### TASK TO CARRY OUT
Repeat verbatim the lines from the one containing "Recreate this image" to the one containing "54, 56, 58];", ends included, minus any pictures.

++++++++

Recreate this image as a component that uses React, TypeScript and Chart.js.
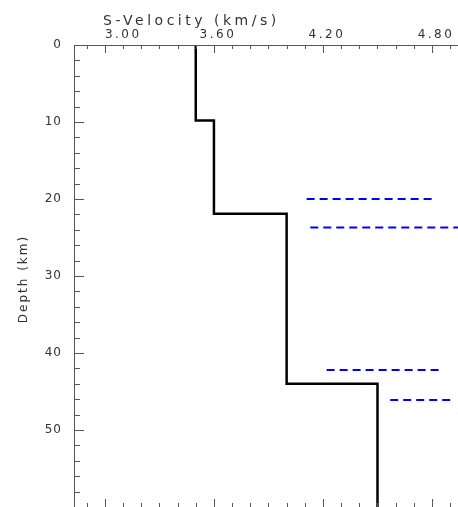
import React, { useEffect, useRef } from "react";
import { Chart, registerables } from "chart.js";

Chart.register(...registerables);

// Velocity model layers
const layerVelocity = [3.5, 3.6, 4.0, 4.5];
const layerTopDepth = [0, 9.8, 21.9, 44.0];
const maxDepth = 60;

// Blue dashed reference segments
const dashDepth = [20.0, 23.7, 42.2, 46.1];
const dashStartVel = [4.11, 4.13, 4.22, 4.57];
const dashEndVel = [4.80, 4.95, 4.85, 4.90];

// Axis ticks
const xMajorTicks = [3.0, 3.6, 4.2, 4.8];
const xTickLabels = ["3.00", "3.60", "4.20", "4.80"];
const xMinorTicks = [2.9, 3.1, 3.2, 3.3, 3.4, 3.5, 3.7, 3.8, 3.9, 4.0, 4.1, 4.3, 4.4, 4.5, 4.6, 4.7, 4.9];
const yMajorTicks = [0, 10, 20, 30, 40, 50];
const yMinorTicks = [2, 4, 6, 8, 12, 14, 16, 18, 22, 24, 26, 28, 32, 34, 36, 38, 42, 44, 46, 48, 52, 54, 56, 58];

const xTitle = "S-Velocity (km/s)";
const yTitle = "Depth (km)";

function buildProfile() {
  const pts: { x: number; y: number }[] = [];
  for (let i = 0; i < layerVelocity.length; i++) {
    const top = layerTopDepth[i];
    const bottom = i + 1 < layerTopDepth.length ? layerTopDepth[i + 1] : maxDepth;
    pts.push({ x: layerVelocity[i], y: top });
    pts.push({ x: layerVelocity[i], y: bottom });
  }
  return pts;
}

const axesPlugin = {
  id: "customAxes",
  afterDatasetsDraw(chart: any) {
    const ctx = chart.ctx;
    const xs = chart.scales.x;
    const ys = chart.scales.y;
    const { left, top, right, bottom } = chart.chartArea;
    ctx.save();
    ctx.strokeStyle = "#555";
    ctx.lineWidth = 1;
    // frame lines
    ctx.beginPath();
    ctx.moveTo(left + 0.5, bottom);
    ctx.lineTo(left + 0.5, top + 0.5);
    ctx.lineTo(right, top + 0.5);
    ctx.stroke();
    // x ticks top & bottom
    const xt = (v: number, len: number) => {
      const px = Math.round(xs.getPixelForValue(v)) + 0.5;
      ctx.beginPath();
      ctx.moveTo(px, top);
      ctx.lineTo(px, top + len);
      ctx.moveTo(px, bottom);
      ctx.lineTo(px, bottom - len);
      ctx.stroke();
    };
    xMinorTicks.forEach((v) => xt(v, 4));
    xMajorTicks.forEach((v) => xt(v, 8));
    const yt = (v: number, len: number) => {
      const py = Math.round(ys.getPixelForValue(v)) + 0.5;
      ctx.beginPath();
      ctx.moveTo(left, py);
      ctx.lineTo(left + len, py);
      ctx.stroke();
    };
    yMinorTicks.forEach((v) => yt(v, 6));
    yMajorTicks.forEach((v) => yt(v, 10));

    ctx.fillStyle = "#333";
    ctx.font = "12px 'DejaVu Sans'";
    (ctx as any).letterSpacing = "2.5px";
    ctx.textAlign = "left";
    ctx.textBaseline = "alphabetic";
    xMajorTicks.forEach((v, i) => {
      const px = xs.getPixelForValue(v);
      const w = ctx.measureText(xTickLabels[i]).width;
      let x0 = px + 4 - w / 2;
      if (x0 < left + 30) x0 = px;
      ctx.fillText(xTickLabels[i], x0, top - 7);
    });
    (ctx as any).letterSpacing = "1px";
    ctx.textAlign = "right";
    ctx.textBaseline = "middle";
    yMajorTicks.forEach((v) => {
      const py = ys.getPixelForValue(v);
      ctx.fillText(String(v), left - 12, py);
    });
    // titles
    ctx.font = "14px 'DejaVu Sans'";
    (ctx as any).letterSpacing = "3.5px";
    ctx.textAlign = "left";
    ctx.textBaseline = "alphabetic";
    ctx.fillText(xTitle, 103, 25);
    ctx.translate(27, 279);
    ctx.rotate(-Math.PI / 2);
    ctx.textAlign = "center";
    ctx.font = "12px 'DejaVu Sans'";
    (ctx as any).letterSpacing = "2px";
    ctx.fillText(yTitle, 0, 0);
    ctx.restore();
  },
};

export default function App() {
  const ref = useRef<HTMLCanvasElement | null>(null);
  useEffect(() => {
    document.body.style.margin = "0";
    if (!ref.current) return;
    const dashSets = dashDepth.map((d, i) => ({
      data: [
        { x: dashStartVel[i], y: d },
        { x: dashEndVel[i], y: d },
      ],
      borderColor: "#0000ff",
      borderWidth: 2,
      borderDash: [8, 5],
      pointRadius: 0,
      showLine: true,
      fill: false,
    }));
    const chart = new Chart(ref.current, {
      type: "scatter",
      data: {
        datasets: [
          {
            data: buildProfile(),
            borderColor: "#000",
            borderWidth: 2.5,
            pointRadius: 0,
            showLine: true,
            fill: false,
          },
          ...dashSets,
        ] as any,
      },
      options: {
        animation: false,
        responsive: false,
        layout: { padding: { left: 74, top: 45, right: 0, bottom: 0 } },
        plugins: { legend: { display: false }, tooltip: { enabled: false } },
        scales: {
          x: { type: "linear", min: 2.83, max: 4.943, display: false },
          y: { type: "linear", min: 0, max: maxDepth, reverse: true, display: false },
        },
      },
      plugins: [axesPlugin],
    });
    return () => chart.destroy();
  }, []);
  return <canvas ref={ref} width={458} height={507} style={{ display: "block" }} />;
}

++++++++

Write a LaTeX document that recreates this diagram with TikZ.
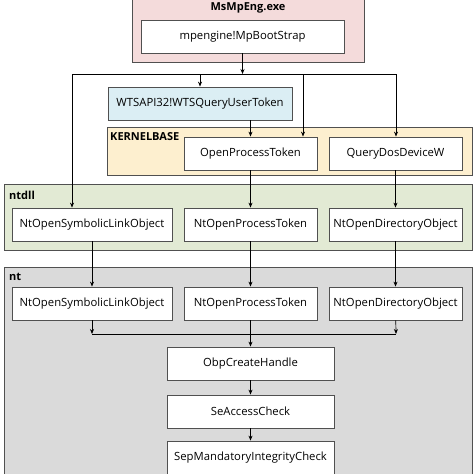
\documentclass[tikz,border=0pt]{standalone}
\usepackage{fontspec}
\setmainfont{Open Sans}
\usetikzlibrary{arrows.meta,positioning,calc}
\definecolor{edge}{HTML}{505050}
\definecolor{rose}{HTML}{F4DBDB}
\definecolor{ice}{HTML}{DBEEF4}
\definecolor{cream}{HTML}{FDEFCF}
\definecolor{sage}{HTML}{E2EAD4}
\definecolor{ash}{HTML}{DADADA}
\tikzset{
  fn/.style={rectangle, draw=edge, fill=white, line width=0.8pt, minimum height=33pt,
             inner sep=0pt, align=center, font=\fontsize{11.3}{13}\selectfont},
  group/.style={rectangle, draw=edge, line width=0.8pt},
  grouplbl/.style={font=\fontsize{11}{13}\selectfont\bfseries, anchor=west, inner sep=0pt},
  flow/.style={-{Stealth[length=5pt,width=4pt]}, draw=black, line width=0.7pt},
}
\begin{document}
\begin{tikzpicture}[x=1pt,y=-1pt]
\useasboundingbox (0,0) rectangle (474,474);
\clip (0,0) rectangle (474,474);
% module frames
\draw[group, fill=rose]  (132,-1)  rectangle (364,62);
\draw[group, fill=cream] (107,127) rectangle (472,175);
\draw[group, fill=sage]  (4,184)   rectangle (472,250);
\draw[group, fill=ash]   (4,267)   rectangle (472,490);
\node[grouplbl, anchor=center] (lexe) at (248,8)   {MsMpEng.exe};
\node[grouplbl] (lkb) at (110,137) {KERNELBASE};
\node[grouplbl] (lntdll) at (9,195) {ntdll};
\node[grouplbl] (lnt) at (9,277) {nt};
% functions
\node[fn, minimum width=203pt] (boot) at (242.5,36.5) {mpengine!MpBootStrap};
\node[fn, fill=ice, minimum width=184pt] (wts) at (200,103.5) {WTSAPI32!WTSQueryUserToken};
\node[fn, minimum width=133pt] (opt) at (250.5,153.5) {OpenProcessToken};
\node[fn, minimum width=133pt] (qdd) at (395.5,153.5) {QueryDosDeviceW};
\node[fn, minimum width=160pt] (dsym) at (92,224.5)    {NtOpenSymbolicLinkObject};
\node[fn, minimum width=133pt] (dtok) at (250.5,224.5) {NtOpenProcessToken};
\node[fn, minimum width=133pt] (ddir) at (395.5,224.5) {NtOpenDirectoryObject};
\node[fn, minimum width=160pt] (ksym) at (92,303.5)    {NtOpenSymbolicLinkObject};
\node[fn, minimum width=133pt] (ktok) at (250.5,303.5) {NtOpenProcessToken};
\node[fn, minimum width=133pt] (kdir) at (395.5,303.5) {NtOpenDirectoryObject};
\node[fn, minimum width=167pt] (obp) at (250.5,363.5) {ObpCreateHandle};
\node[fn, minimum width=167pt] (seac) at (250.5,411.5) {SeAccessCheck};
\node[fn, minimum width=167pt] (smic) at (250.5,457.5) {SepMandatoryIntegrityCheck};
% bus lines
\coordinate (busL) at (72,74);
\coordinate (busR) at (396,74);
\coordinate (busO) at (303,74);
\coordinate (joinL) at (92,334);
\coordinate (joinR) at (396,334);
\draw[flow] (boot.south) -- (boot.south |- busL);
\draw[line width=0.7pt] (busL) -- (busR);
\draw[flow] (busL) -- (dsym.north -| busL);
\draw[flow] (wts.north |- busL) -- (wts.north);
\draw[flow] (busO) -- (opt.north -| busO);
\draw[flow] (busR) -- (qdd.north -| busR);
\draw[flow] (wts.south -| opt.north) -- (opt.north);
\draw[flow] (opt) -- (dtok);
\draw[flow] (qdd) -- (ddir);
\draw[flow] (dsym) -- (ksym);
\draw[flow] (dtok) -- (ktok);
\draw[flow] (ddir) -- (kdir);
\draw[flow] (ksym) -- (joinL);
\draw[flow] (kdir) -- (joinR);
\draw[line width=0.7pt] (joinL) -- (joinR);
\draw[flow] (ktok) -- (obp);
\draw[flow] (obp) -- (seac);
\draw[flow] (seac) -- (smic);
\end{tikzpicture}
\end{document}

++++++++

### RESULT BELOW
Recreate this image as a component that uses React, TypeScript and Chart.js.
import React, { useEffect, useRef } from "react";
import { Chart, registerables } from "chart.js";

Chart.register(...registerables);

// Velocity model layers
const layerVelocity = [3.5, 3.6, 4.0, 4.5];
const layerTopDepth = [0, 9.8, 21.9, 44.0];
const maxDepth = 60;

// Blue dashed reference segments
const dashDepth = [20.0, 23.7, 42.2, 46.1];
const dashStartVel = [4.11, 4.13, 4.22, 4.57];
const dashEndVel = [4.80, 4.95, 4.85, 4.90];

// Axis ticks
const xMajorTicks = [3.0, 3.6, 4.2, 4.8];
const xTickLabels = ["3.00", "3.60", "4.20", "4.80"];
const xMinorTicks = [2.9, 3.1, 3.2, 3.3, 3.4, 3.5, 3.7, 3.8, 3.9, 4.0, 4.1, 4.3, 4.4, 4.5, 4.6, 4.7, 4.9];
const yMajorTicks = [0, 10, 20, 30, 40, 50];
const yMinorTicks = [2, 4, 6, 8, 12, 14, 16, 18, 22, 24, 26, 28, 32, 34, 36, 38, 42, 44, 46, 48, 52, 54, 56, 58];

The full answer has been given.